If you need to work with complex numbers, you would need a calculator that specifically supports complex arithmetic. Some advanced mathematical software packages (like MATLAB, Mathematica, or Python with NumPy) can handle complex numbers.

For real-valued functions, even if they involve square roots of negative numbers (which would be complex), the calculator will return NaN for those points.

How accurate are the derivative calculations?

The derivative calculations use numerical differentiation with a small step size (h = 0.0001). This provides good accuracy for most smooth functions, but there are some limitations:

  • Step Size: The accuracy depends on the step size. Too large a step size can lead to significant errors, while too small a step size can amplify rounding errors.
  • Function Behavior: For functions with rapid changes or discontinuities, the numerical derivative may not be accurate.
  • Higher-Order Derivatives: The calculator only computes first derivatives. For second or higher derivatives, you would need to apply the derivative operation multiple times.
  • Analytical vs. Numerical: For simple functions, an analytical derivative (computed symbolically) would be more accurate. However, numerical differentiation works for any function that can be evaluated, even if its analytical derivative is complex.

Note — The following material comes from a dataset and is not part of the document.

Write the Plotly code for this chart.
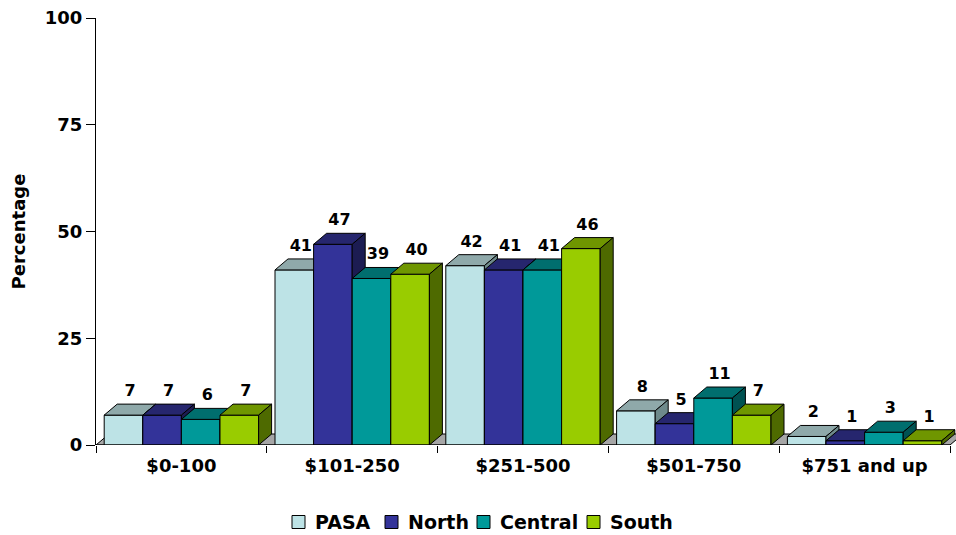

For most practical purposes with smooth functions, the numerical derivative will be accurate to several decimal places.

Why does my function graph look jagged or incorrect?

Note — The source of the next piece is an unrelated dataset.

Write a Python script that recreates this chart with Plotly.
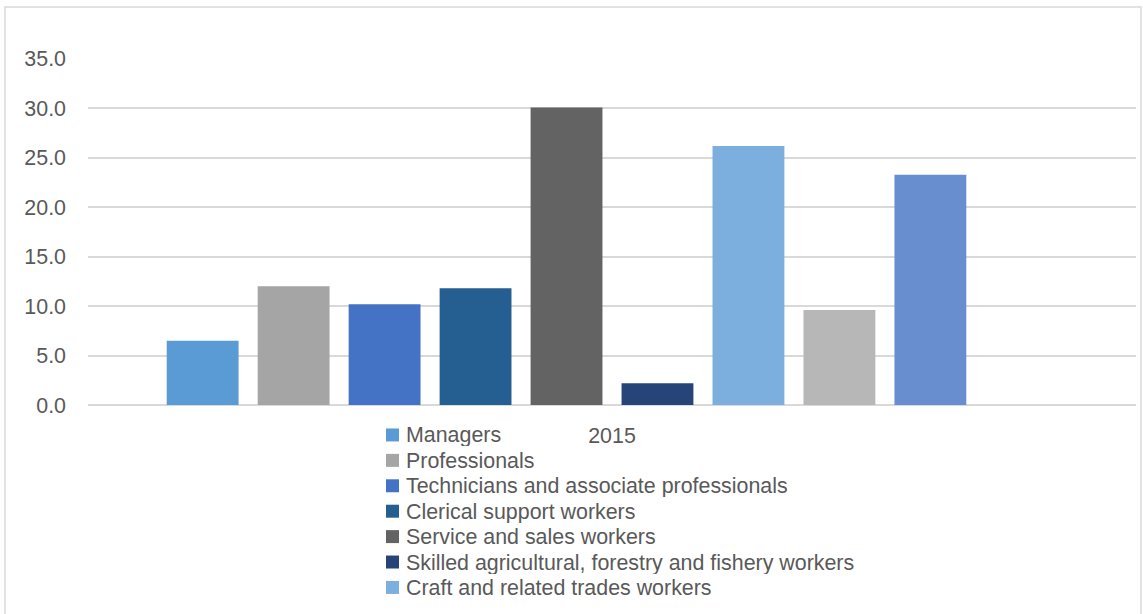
import plotly.graph_objects as go

categories = ["2015"]
series_names = [
    "Managers",
    "Professionals",
    "Technicians and associate professionals",
    "Clerical support workers",
    "Service and sales workers",
    "Skilled agricultural, forestry and fishery workers",
    "Craft and related trades workers",
    "Plant and machine operators, and assemblers",
    "Elementary occupations",
    "Armed forces occupations",
]
series_values = [6.5, 12.0, 10.2, 11.8, 30.1, 2.2, 26.2, 9.6, 23.3, None]
series_colors = ["#5b9bd5", "#a5a5a5", "#4472c4", "#255e91", "#636363",
                 "#264478", "#7cafdd", "#b7b7b7", "#698ed0", "#335aa1"]
y_ticks = [0, 5, 10, 15, 20, 25, 30, 35]
y_ticklabels = [f"{v:.1f}" for v in y_ticks]

FONT = "Liberation Sans"
FS = 21.4
FS_LEG = 21.4
TXT = "#595959"

fig = go.Figure()
for name, val, col in zip(series_names, series_values, series_colors):
    fig.add_trace(go.Bar(
        x=categories, y=[val], name=name, marker_color=col,
        marker_line_width=0, showlegend=False,
    ))

W, H = 1143, 614
ml, mr, mt, mb = 88, 7, 58, 208.5
pw = W - ml - mr
ph = H - mt - mb

def px2paper_x(px):
    return (px - ml) / pw

def px2paper_y(py):
    return (H - mb - py) / ph

# Legend drawn as boxes + text, below the plot (only the visible part of the legend)
shapes = [dict(type="rect", xref="paper", yref="paper",
               x0=px2paper_x(5), x1=px2paper_x(1141),
               y0=px2paper_y(620), y1=px2paper_y(7),
               line=dict(color="#d9d9d9", width=1.5), fillcolor="rgba(0,0,0,0)",
               layer="below")]
annotations = []
LEG_TOP = 435.5
LEG_STEP = 25.45
for i, (name, col) in enumerate(zip(series_names[:7], series_colors[:7])):
    cy = LEG_TOP + i * LEG_STEP
    shapes.append(dict(type="rect", xref="paper", yref="paper",
                       x0=px2paper_x(386), x1=px2paper_x(399),
                       y0=px2paper_y(cy + 6.5), y1=px2paper_y(cy - 6.5),
                       line=dict(width=0), fillcolor=col))
    annotations.append(dict(text=name, xref="paper", yref="paper",
                            x=px2paper_x(404), y=px2paper_y(cy + 0.5),
                            xanchor="left", yanchor="middle", showarrow=False,
                            height=22, valign="middle",
                            font=dict(family=FONT, size=FS_LEG, color=TXT)))

fig.update_layout(
    width=W, height=H,
    margin=dict(l=ml, r=mr, t=mt, b=mb, pad=0),
    paper_bgcolor="white", plot_bgcolor="white",
    barmode="group", bargap=0.132, bargroupgap=0.21,
    showlegend=False,
    font=dict(family=FONT, size=FS, color=TXT),
    xaxis=dict(showgrid=False, showline=False, ticks="", zeroline=False,
               tickfont=dict(family=FONT, size=FS, color=TXT), ticklabelstandoff=16),
    yaxis=dict(range=[0, 35.1], tickvals=y_ticks, ticktext=y_ticklabels,
               showgrid=True, gridcolor="#d9d9d9", gridwidth=1.5,
               zeroline=True, zerolinecolor="#d9d9d9", zerolinewidth=1.5,
               showline=False, ticks="", ticklabelstandoff=21,
               tickfont=dict(family=FONT, size=FS, color=TXT)),
    shapes=shapes,
    annotations=annotations,
)

fig.write_html("out.html", config={"displayModeBar": False},
               post_script="document.body.style.margin='0';")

There are several reasons why your function graph might not look as expected:

  • Sampling Rate: The graph is created by sampling the function at discrete points. If the function changes rapidly between samples, the graph may appear jagged. Try narrowing your x-range to increase the sampling density.
  • Function Errors: If your function returns NaN or Infinity for some x-values, the graph will have breaks at those points.
  • Syntax Errors: Double-check your function syntax. Common mistakes include missing parentheses, incorrect operator precedence, or misspelled function names.
  • Asymptotes: Functions with vertical asymptotes (like 1/x at x=0) will show sharp jumps in the graph.
  • Oscillations: Functions that oscillate very rapidly (like sin(100x)) may appear as a solid block if the sampling isn't fine enough.

If you're still having issues, try simplifying your function or evaluating it at specific points to verify it's working as expected.

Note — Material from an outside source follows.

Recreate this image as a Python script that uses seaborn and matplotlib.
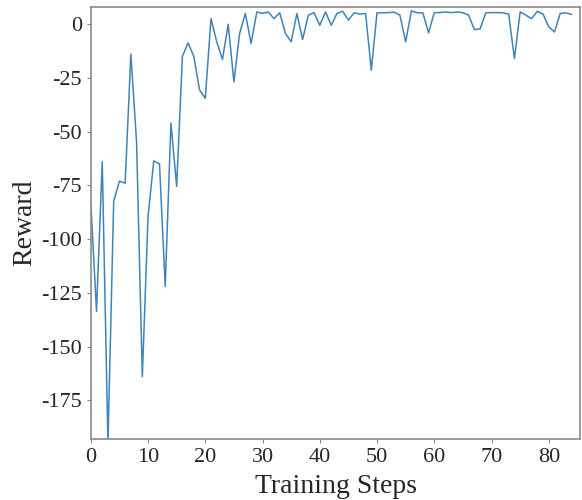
import matplotlib
matplotlib.use("Agg")
import matplotlib.pyplot as plt
import seaborn as sns
import pandas as pd

steps = list(range(85))
reward = [
    -83, -133.6, -64, -195, -82.5, -73, -74, -14, -55, -164,
    -89.5, -63.6, -65, -122, -46, -75.5, -15, -8.7, -15, -30.6,
    -34.5, 2.6, -8.2, -16.4, 0, -26.8, -4.3, 5, -9, 5.7,
    5, 5.7, 2.6, 5.3, -4.3, -8.2, 5, -7.1, 4.2, 5.4,
    -0.5, 5.7, -0.5, 5, 6, 1.9, 5.3, 4.7, 5, -21.4,
    5.3, 5.3, 5.4, 5.6, 4.2, -8.2, 6.2, 5.3, 5.3, -4,
    5.4, 5.4, 5.7, 5.4, 5.7, 5.3, 4.2, -2.5, -2.2, 5.3,
    5.4, 5.4, 5.3, 4.7, -16, 5.7, 4.2, 2.6, 6, 4.7,
    -1.2, -3.6, 5, 5.3, 4.5,
]
xticks = [0, 10, 20, 30, 40, 50, 60, 70, 80]
yticks = [0, -25, -50, -75, -100, -125, -150, -175]

df = pd.DataFrame({"Training Steps": steps, "Reward": reward})

sns.set_style("ticks")
plt.rcParams["font.family"] = ["Liberation Serif", "DejaVu Serif"]
plt.rcParams["axes.unicode_minus"] = False

fig = plt.figure(figsize=(5.82, 5.0), dpi=100)
ax = fig.add_axes([0.156, 0.122, 0.841, 0.864])
sns.lineplot(data=df, x="Training Steps", y="Reward", ax=ax,
             color="#3f84b8", linewidth=1.1)

ax.set_xlim(0, 85.5)
ax.set_ylim(-193, 8)
ax.set_xticks(xticks)
ax.set_yticks(yticks)
ax.tick_params(axis="both", labelsize=16, length=3, color="#888888", width=0.8)
ax.set_xlabel("Training Steps", fontsize=20, labelpad=5)
ax.set_ylabel("Reward", fontsize=20, labelpad=3)
for s in ax.spines.values():
    s.set_visible(True)
    s.set_color("#8a8a8a")
    s.set_linewidth(1.2)

fig.savefig("out.png", dpi=100)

Can I save or share my calculations?

Currently, this calculator doesn't have built-in save or share functionality. However, you can:

  • Copy the function and values you entered to use later
  • Take a screenshot of the results and graph
  • Copy the results text to paste into another document

For more advanced sharing capabilities, you might want to use mathematical software that supports saving and sharing calculations, such as:

  • Desmos (free online graphing calculator)
  • Wolfram Alpha (computational knowledge engine)
  • GeoGebra (interactive geometry, algebra, and calculus software)
What are some common mistakes to avoid when entering functions?

Here are some frequent errors users make when entering functions:

  • Missing Multiplication: Remember to use * for multiplication. For example, enter 2*x not 2x.
  • Implicit Parentheses: Be explicit with parentheses. x^2 + 1 is different from (x^2 + 1) when part of a larger expression.
  • Function Names: Use the correct case. JavaScript is case-sensitive, so sin works but Sin or SIN won't.
  • Exponentiation: Use ^ for exponentiation, not ** (which is used in some other languages like Python).
  • Variable Names: Only use 'x' as your variable. The calculator won't recognize other variable names.
  • Constants: Use pi for π and e for Euler's number. Don't use Greek letters or other symbols.
  • Order of Operations: Remember that multiplication and division have higher precedence than addition and subtraction. Use parentheses to override the default order.

If you get unexpected results, try breaking your function into smaller parts and evaluating each part separately to identify where the issue might be.